Sunday 18 October 2015

Tom Doesn’t Deserve The Ducking Stool

Nigel Nelson writes:

Skills I learned as a young man at journalism college included 100 words a minute shorthand - and how to hypnotise people.

I can still manage the shorthand. The hypnotism I abandoned long ago.

Sending people to sleep was not strictly a requirement for a journalism qualification, though you can see how it could help.

An interview with the PM might proceed along the lines: “ David Cameron you’re feeling relaxed, your eyes are getting heavy...let them close, David...just listen to my voice...and tell me all your secrets.” 

Of course that would be utterly unethical. But I picked up the knack from a lecturer who hypnotised a student after class.

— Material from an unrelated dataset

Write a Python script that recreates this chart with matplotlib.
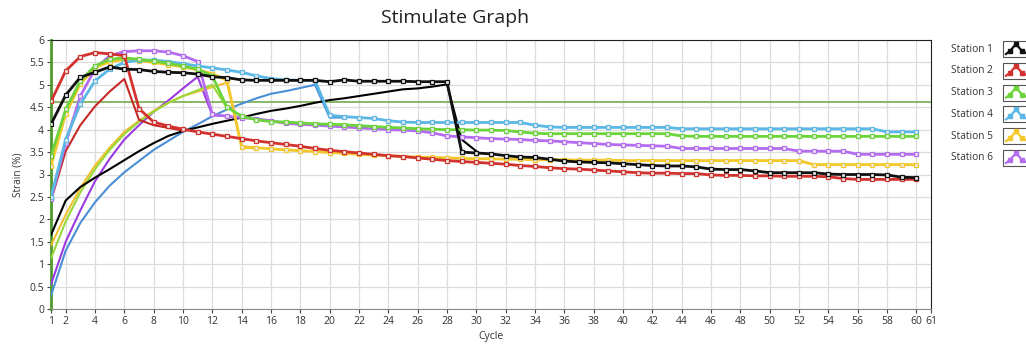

And it became my party trick, entertaining guests by making someone pretend to be a dog or suchlike, sniffing and yelping round the room.

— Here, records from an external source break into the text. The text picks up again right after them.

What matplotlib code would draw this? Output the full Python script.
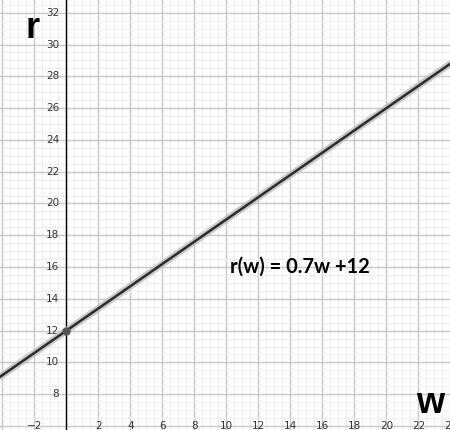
import matplotlib
matplotlib.use("Agg")
import matplotlib.pyplot as plt
from matplotlib.ticker import MultipleLocator

# data
line_w = [-5, 0, 10, 25]
line_r = [8.5, 12, 19, 29.5]
point_w = [0]
point_r = [12]
x_ticks = [-2, 2, 4, 6, 8, 10, 12, 14, 16, 18, 20, 22, 24]
y_ticks = [8, 10, 12, 14, 16, 18, 20, 22, 24, 26, 28, 30, 32]
equation = "r(w) = 0.7w +12"

fig = plt.figure(figsize=(4.5, 4.3), dpi=100)
ax = fig.add_axes([0, 0, 1, 1])
xmin, xmax = -4.15, 23.97
ymin, ymax = 5.75, 32.8
ax.set_xlim(xmin, xmax)
ax.set_ylim(ymin, ymax)

# grid
ax.xaxis.set_major_locator(MultipleLocator(2))
ax.yaxis.set_major_locator(MultipleLocator(2))
ax.xaxis.set_minor_locator(MultipleLocator(0.5))
ax.yaxis.set_minor_locator(MultipleLocator(0.5))
ax.grid(which="minor", color="#eeeeee", linewidth=0.8)
ax.grid(which="major", color="#c8c8c8", linewidth=1.0)
ax.set_axisbelow(True)
ax.tick_params(which="both", length=0, labelbottom=False, labelleft=False)
for s in ax.spines.values():
    s.set_visible(False)

# y axis line
ax.axvline(0, color="black", linewidth=1.0, zorder=2)

# tick labels
for t in y_ticks:
    ax.text(-0.45, t, str(t), ha="right", va="center", fontsize=7.5,
            color="#333333", family="DejaVu Sans", zorder=3)
for t in x_ticks:
    lab = str(t).replace("-", "\u2212")
    ax.text(t, ymin + 0.28, lab, ha="center", va="center", fontsize=7.5,
            color="#333333", family="DejaVu Sans", zorder=3)

# line with halo
ax.plot(line_w, line_r, color="#bdbdbd", linewidth=5, alpha=0.8, zorder=4,
        solid_capstyle="butt")
ax.plot(line_w, line_r, color="#2b2b2b", linewidth=1.8, zorder=5)
ax.plot(point_w, point_r, "o", color="#555555", markersize=5, zorder=6)

# labels
ax.text(-2.09, 30.4, "r", fontsize=26, fontweight="bold", family="Liberation Sans",
        ha="center", va="baseline", color="black", zorder=7)
ax.text(22.7, 6.83, "w", fontsize=26, fontweight="bold", family="Liberation Sans",
        ha="center", va="baseline", color="black", zorder=7)
ax.text(10.2, 16.0, equation, fontsize=14.5, fontweight="bold", family="Lato",
        ha="left", va="center", color="black", zorder=7)

fig.savefig("out.png", dpi=100)
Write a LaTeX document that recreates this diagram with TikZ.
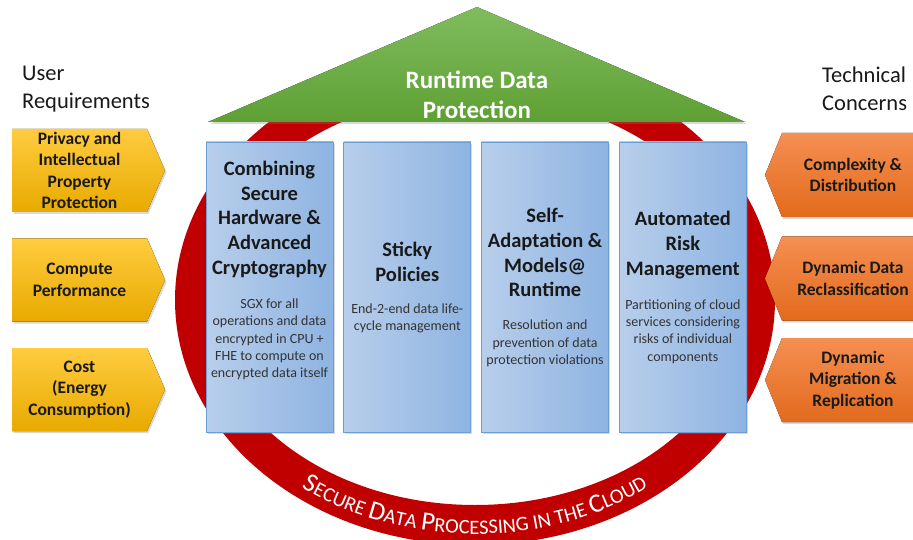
\documentclass[tikz,border=0pt]{standalone}
\usepackage{fontspec}
\setmainfont{Carlito}
\usetikzlibrary{positioning,shadows,decorations.text}
\definecolor{ringred}{RGB}{192,0,0}
\definecolor{pillarl}{RGB}{184,206,235}
\definecolor{pillarr}{RGB}{142,180,226}
\definecolor{pillarline}{RGB}{108,158,214}
\definecolor{roofup}{RGB}{128,188,94}
\definecolor{roofdown}{RGB}{94,160,52}
\definecolor{requp}{RGB}{255,204,64}
\definecolor{reqdown}{RGB}{232,170,0}
\definecolor{conup}{RGB}{245,143,82}
\definecolor{condown}{RGB}{226,106,28}
\newcommand\ringcap{\fontsize{26.5}{26.5}\selectfont}
\newcommand\ringsc{\fontsize{20.5}{20.5}\selectfont}

\begin{document}
\begin{tikzpicture}[x=1pt, y=-1pt,
    shdw/.style = {drop shadow={shadow xshift=1.5pt, shadow yshift=-2pt, opacity=0.3}},
    pillar/.style = {draw=pillarline, line width=0.8pt, left color=pillarl, right color=pillarr, minimum width=127pt, minimum height=290pt, inner sep=0pt, shdw},
    p-title/.style = {align=center, inner sep=0pt, text=black!90, font=\bfseries\fontsize{20.5}{24.8}\selectfont},
    p-body/.style = {align=center, inner sep=0pt, text=black!80, font=\fontsize{14}{17.3}\selectfont},
    req/.style = {top color=requp, bottom color=reqdown, shdw},
    concern/.style = {top color=conup, bottom color=condown, shdw},
    roof/.style = {top color=roofup, bottom color=roofdown, shdw},
    arr-txt/.style = {align=center, inner sep=0pt, text=black!90, font=\bfseries\fontsize{17.5}{21.5}\selectfont},
    side-lbl/.style = {align=left, anchor=west, inner sep=0pt, text=black!90, font=\fontsize{22.5}{28}\selectfont}
  ]
  \path[use as bounding box, clip] (0,0) rectangle (913,540);

  \coordinate (ringc) at (475,300);
  \fill[ringred, even odd rule] (ringc) ellipse[x radius=300pt, y radius=245pt]
    (ringc) ellipse[x radius=268pt, y radius=205pt];
  \path[decorate, decoration={text along path, text color=white, text align=center,
      text={|\ringcap|S|\ringsc|ECURE |\ringcap|D|\ringsc|ATA |\ringcap|P|\ringsc|ROCESSING IN THE |\ringcap|C|\ringsc|LOUD}}]
    ([shift={(205:290pt and 234pt)}]ringc) arc[start angle=205, end angle=335, x radius=290pt, y radius=234pt];

  \fill[roof] (208,122) -- (477,7) -- (745,122) -- cycle;
  \node[align=center, inner sep=0pt, text=white, font=\bfseries\fontsize{25}{30}\selectfont] (roof) at (477,95) {Runtime Data\\Protection};

  \node[pillar] (box1) at (269.5,287) {};
  \node[pillar, right=10pt of box1] (box2) {};
  \node[pillar, right=10pt of box2] (box3) {};
  \node[pillar, right=10pt of box3] (box4) {};

  \node[p-title] (t1) at ([yshift=67.5pt]box1) {Combining\\Secure\\Hardware \&\\Advanced\\Cryptography};
  \node[p-body] (b1) at ([yshift=-52.5pt]box1) {SGX for all\\operations and data\\encrypted in CPU +\\FHE to compute on\\encrypted data itself};
  \node[p-title] (t2) at ([yshift=25pt]box2) {Sticky\\Policies};
  \node[p-body] (b2) at ([yshift=-31.5pt]box2) {End-2-end data life-\\cycle management};
  \node[p-title] (t3) at ([yshift=34.5pt]box3) {Self-\\Adaptation \&\\Models@\\Runtime};
  \node[p-body] (b3) at ([yshift=-56.5pt]box3) {Resolution and\\prevention of data\\protection violations};
  \node[p-title] (t4) at ([yshift=42pt]box4) {Automated\\Risk\\Management};
  \node[p-body] (b4) at ([yshift=-44.5pt]box4) {Partitioning of cloud\\services considering\\risks of individual\\components};

  \node[side-lbl] (user) at (22,89) {User\\Requirements};
  \node[side-lbl] (tech) at (822,89) {Technical\\Concerns};

  \foreach \y/\txt [count=\i] in {170.5/{Privacy and\\Intellectual\\Property\\Protection}, 280/{Compute\\Performance}, 389.5/{Cost\\(Energy\\Consumption)}} {
    \fill[req] (12,\y-41.5) -- (147,\y-41.5) -- (165,\y) -- (147,\y+41.5) -- (12,\y+41.5) -- cycle;
    \node[arr-txt] (req\i) at (79.5,\y) {\txt};
  }
  \foreach \y/\txt [count=\i] in {175/{Complexity \&\\Distribution}, 278.5/{Dynamic Data\\Reclassification}, 380/{Dynamic\\Migration \&\\Replication}} {
    \fill[concern] (925,\y-42) -- (782,\y-42) -- (765,\y) -- (782,\y+42) -- (925,\y+42) -- cycle;
    \node[arr-txt] (con\i) at (853,\y) {\txt};
  }
\end{tikzpicture}
\end{document}
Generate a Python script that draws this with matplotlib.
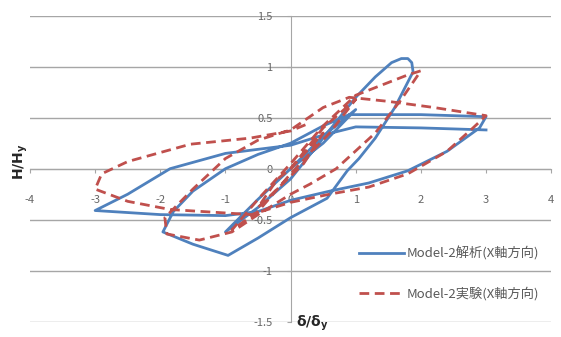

My friends thought I simply bored subjects into submission. I think they were trying to tell me something.

Then it began to go wrong. One young man I hypnotised declared his secret love for the girlfriend of his best mate to the embarrassment of all.

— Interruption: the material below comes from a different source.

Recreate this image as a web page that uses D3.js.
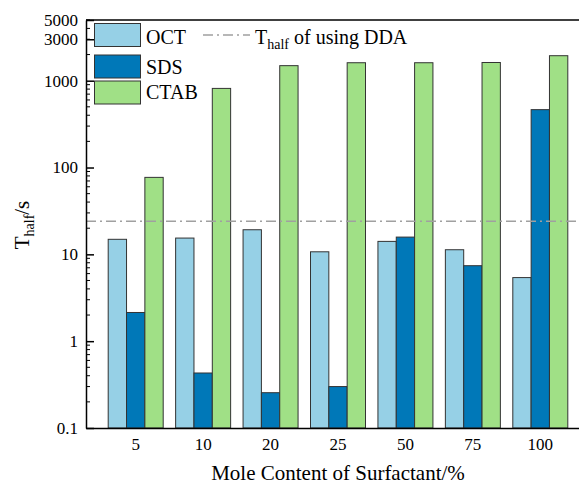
<!DOCTYPE html>
<html>
<head>
<meta charset="UTF-8">
<script src="https://d3js.org/d3.v7.min.js"></script>
<style>
  body { margin: 0; background: #fff; }
  svg { display: block; }
  svg text { font-family: "Liberation Serif", "Times New Roman", Tinos, "DejaVu Serif", serif; }
</style>
</head>
<body>
<svg width="579" height="486"></svg>
<script>
// data
const categories = ["5", "10", "20", "25", "50", "75", "100"];
const seriesNames = ["OCT", "SDS", "CTAB"];
const octValues = [14.9, 15.4, 19.2, 10.7, 14.1, 11.3, 5.4];
const sdsValues = [2.14, 0.43, 0.255, 0.30, 15.8, 7.4, 464];
const ctabValues = [77, 815, 1490, 1610, 1610, 1620, 1940];
const ddaHalf = 24;
const yTickValues = [0.1, 1, 10, 100, 1000, 3000, 5000];
const colors = ["#96d0e6", "#0078b8", "#a0e086"];

const svg = d3.select("svg");
const plotL = 86, plotR = 590, plotT = 20, plotB = 428;

const x = d3.scaleBand().domain(categories).range([plotL, plotR]).paddingOuter(0.237).paddingInner(0);
const groupW = 55;
const xs = d3.scaleBand().domain(seriesNames).range([0, groupW]);
const y = d3.scaleLog().domain([0.1, 5000]).range([plotB, plotT]);

const series = [octValues, sdsValues, ctabValues];
const rows = [];
series.forEach((vals, s) => vals.forEach((v, i) => rows.push({ cat: categories[i], s: seriesNames[s], c: colors[s], v })));

// bars
svg.append("g").selectAll("rect").data(rows).join("rect")
  .attr("x", d => x(d.cat) + x.bandwidth() / 2 - groupW / 2 + xs(d.s))
  .attr("y", d => y(d.v))
  .attr("width", xs.bandwidth())
  .attr("height", d => plotB - y(d.v))
  .attr("fill", d => d.c)
  .attr("stroke", "#333")
  .attr("stroke-width", 1);

// reference line
svg.append("line")
  .attr("x1", plotL).attr("x2", plotR)
  .attr("y1", y(ddaHalf)).attr("y2", y(ddaHalf))
  .attr("stroke", "#a0a0a0").attr("stroke-width", 1.5)
  .attr("stroke-dasharray", "10,4,2,4");

// minor ticks on y
const minor = [];
for (let e = -1; e <= 3; e++) for (let m = 2; m <= 9; m++) {
  const v = m * Math.pow(10, e);
  if (v <= 5000) minor.push(v);
}
svg.append("g").selectAll("line").data(minor).join("line")
  .attr("x1", plotL).attr("x2", plotL + 4)
  .attr("y1", d => y(d)).attr("y2", d => y(d))
  .attr("stroke", "#000").attr("stroke-width", 1);

// y axis
const yAxis = svg.append("g")
  .attr("transform", `translate(${plotL},0)`)
  .call(d3.axisLeft(y).tickValues(yTickValues).tickFormat(d => String(d)).tickSizeInner(-8).tickSizeOuter(0).tickPadding(8));
yAxis.attr("font-family", null);
yAxis.select(".domain").attr("stroke-width", 1.5);
yAxis.selectAll(".tick line").attr("stroke-width", 1.5);
yAxis.selectAll("text").attr("font-size", 17).attr("fill", "#000");

// x axis
const xAxis = svg.append("g")
  .attr("transform", `translate(0,${plotB})`)
  .call(d3.axisBottom(x).tickSize(0).tickPadding(10));
xAxis.attr("font-family", null);
xAxis.select(".domain").attr("stroke-width", 1.5);
xAxis.selectAll("text").attr("font-size", 17).attr("fill", "#000");

// top border
svg.append("line").attr("x1", plotL).attr("x2", plotR).attr("y1", plotT).attr("y2", plotT)
  .attr("stroke", "#000").attr("stroke-width", 1.5);

// axis titles
svg.append("text").attr("x", 338).attr("y", 480)
  .attr("text-anchor", "middle").attr("font-size", 21)
  .text("Mole Content of Surfactant/%");
const yt = svg.append("text").attr("transform", "translate(29,225) rotate(-90)")
  .attr("text-anchor", "middle").attr("font-size", 21);
yt.append("tspan").text("T");
yt.append("tspan").attr("font-size", 14).attr("dy", 5).text("half");
yt.append("tspan").attr("dy", -5).text("/s");

// legend
const legY = [23.5, 55, 81];
const legBase = [43.5, 73.5, 98.5];
const leg = svg.append("g");
seriesNames.forEach((n, i) => {
  leg.append("rect").attr("x", 94.5).attr("y", legY[i]).attr("width", 46).attr("height", 23)
    .attr("fill", colors[i]).attr("stroke", "#333").attr("stroke-width", 1);
  leg.append("text").attr("x", 146).attr("y", legBase[i]).attr("font-size", 20).text(n);
});
leg.append("line").attr("x1", 203).attr("x2", 250).attr("y1", 35).attr("y2", 35)
  .attr("stroke", "#a0a0a0").attr("stroke-width", 1.5).attr("stroke-dasharray", "10,4,2,4");
const lt = leg.append("text").attr("x", 255).attr("y", 43.5).attr("font-size", 20);
lt.append("tspan").text("T");
lt.append("tspan").attr("font-size", 14).attr("dy", 5).text("half");
lt.append("tspan").attr("dy", -5).text(" of using DDA");
</script>
</body>
</html>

Another girl revealed abuse as a child, and kept drifting back into a trance. This was no longer funny, and I vowed never to do it again.

But it showed the dangers of messing with people’s minds. Which is why the light regulation of psychotherapists in this country is worrying.

In the 1990s the now discredited technique of recovered-memory therapy saw children making false claims of satanic abuse. It led to a witch hunt.

Another witch hunt is going on, but now it’s against Tom Watson after police dropped a rape inquiry against former Home Secretary Leon Brittan the Labour deputy leader urged them to pursue.

Tom and this newspaper have collected persuasive evidence of historical child abuse and a cover-up involving establishment figures.

Throughout our investigations we were conscious memory can play tricks, especially when it stretches back to a childhood many years ago.

Which is why allegations against 261 famous figures need careful consideration. And we look forward to the police completing their work.

But until they have the jury is out, and Tom doesn’t deserve the ducking stool.